• **Objective**
Exact reproduction is required for the lines bounded by the one containing "Write a Python" and the one containing "plt.rcParams['axes.unicode_minus'] = False", both bounds included. Print them without any pictures.

• **Records for this exercise**

☆ ☆ ☆ ☆ ☆

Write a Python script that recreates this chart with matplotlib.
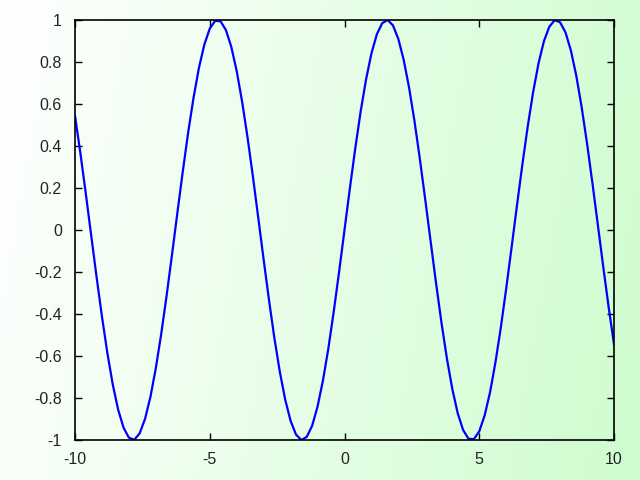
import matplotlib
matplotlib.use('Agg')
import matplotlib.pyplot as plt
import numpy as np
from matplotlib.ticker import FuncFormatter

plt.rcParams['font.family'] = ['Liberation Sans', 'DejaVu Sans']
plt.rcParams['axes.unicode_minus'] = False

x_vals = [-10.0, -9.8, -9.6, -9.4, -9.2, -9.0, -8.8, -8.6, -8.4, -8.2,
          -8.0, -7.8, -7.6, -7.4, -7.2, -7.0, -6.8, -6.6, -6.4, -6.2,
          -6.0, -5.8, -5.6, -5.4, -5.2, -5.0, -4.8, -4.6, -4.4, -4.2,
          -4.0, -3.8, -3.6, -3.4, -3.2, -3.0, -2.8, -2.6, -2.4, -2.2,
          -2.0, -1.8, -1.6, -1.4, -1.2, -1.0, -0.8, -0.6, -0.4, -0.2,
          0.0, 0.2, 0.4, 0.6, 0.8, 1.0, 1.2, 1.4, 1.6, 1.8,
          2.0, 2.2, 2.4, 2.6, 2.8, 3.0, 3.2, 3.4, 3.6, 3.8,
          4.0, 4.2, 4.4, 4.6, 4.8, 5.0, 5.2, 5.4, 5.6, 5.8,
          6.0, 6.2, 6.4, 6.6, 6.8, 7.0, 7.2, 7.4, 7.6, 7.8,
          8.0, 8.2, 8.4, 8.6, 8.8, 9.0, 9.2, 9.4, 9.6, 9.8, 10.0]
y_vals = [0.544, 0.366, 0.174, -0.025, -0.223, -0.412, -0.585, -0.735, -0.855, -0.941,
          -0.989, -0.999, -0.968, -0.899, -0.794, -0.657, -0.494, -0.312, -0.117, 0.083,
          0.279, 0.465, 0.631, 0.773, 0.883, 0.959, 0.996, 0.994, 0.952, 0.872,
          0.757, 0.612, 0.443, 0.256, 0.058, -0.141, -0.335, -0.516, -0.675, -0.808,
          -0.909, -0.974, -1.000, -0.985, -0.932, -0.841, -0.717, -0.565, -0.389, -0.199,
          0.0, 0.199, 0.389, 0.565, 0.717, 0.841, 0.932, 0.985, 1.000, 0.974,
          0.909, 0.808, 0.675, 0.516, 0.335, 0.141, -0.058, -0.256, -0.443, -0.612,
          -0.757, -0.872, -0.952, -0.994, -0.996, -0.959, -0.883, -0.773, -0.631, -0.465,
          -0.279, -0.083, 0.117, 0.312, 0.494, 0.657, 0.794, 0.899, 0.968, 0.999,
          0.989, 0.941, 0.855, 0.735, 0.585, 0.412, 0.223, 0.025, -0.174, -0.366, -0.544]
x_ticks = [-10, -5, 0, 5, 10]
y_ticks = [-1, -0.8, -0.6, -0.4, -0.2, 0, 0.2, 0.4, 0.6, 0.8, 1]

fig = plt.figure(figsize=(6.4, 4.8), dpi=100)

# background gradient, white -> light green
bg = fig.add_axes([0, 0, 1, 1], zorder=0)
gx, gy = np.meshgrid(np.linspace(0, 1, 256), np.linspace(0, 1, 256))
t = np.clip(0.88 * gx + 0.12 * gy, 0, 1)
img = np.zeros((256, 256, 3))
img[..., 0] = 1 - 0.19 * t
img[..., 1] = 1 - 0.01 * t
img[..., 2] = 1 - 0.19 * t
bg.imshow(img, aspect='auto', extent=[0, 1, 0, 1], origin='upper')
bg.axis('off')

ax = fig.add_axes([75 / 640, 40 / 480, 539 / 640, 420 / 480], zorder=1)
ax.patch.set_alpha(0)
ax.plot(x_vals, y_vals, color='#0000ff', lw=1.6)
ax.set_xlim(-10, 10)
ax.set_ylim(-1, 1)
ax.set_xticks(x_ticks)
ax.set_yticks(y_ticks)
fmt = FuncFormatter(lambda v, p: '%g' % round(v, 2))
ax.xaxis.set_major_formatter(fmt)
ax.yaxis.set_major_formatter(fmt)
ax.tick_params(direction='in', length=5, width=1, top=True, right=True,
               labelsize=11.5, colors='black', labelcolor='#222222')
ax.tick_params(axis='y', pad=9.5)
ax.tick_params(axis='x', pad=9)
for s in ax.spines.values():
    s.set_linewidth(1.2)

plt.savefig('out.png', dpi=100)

☆ ☆ ☆ ☆ ☆

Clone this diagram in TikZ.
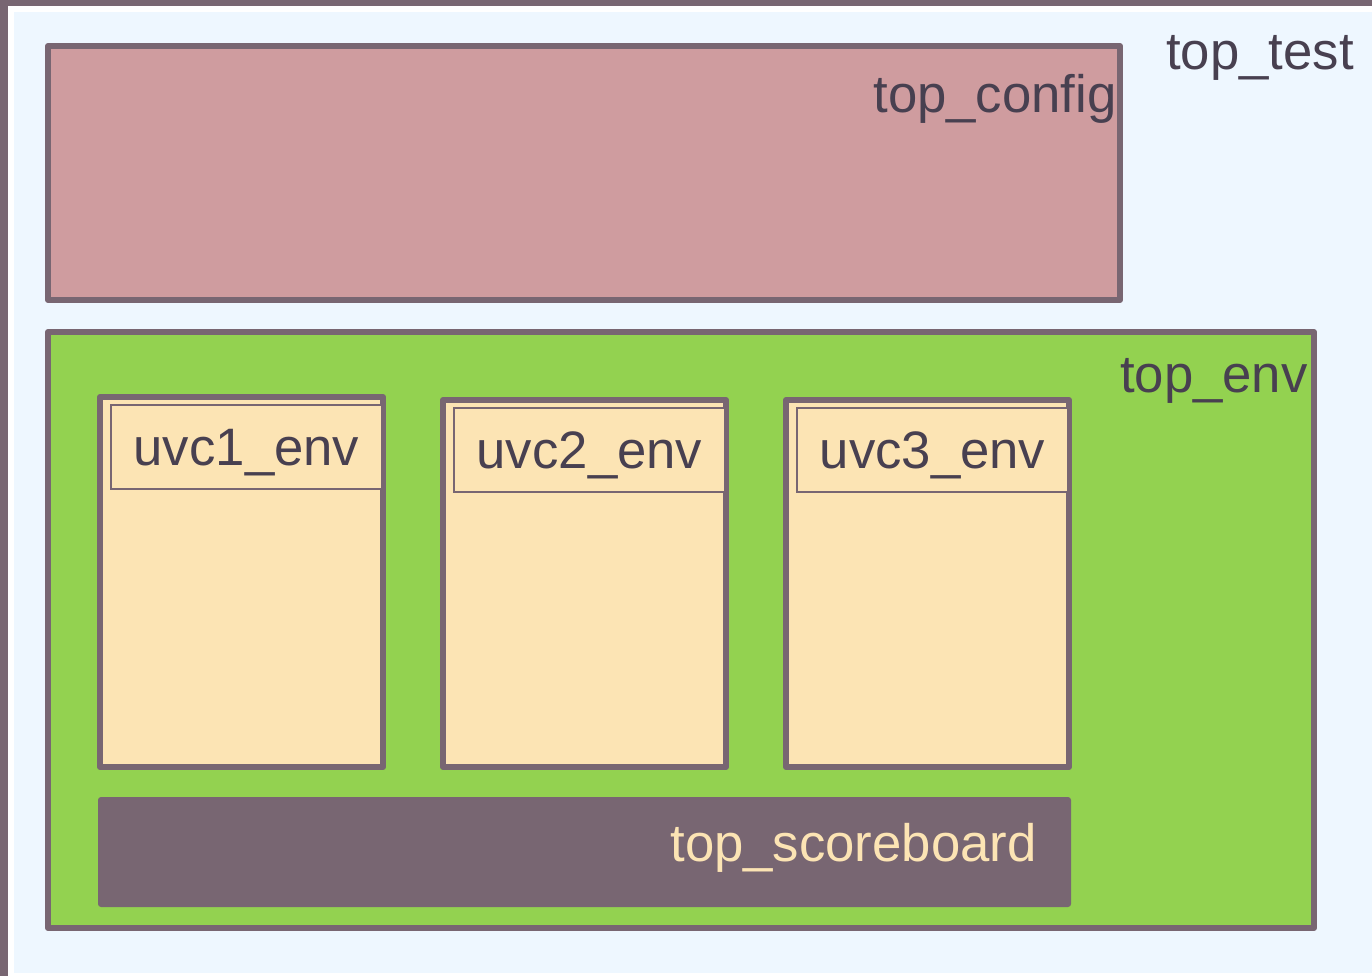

☆ ☆ ☆ ☆ ☆

• **Finished answer**
Write a Python script that recreates this chart with matplotlib.
import matplotlib
matplotlib.use('Agg')
import matplotlib.pyplot as plt
import numpy as np
from matplotlib.ticker import FuncFormatter

plt.rcParams['font.family'] = ['Liberation Sans', 'DejaVu Sans']
plt.rcParams['axes.unicode_minus'] = False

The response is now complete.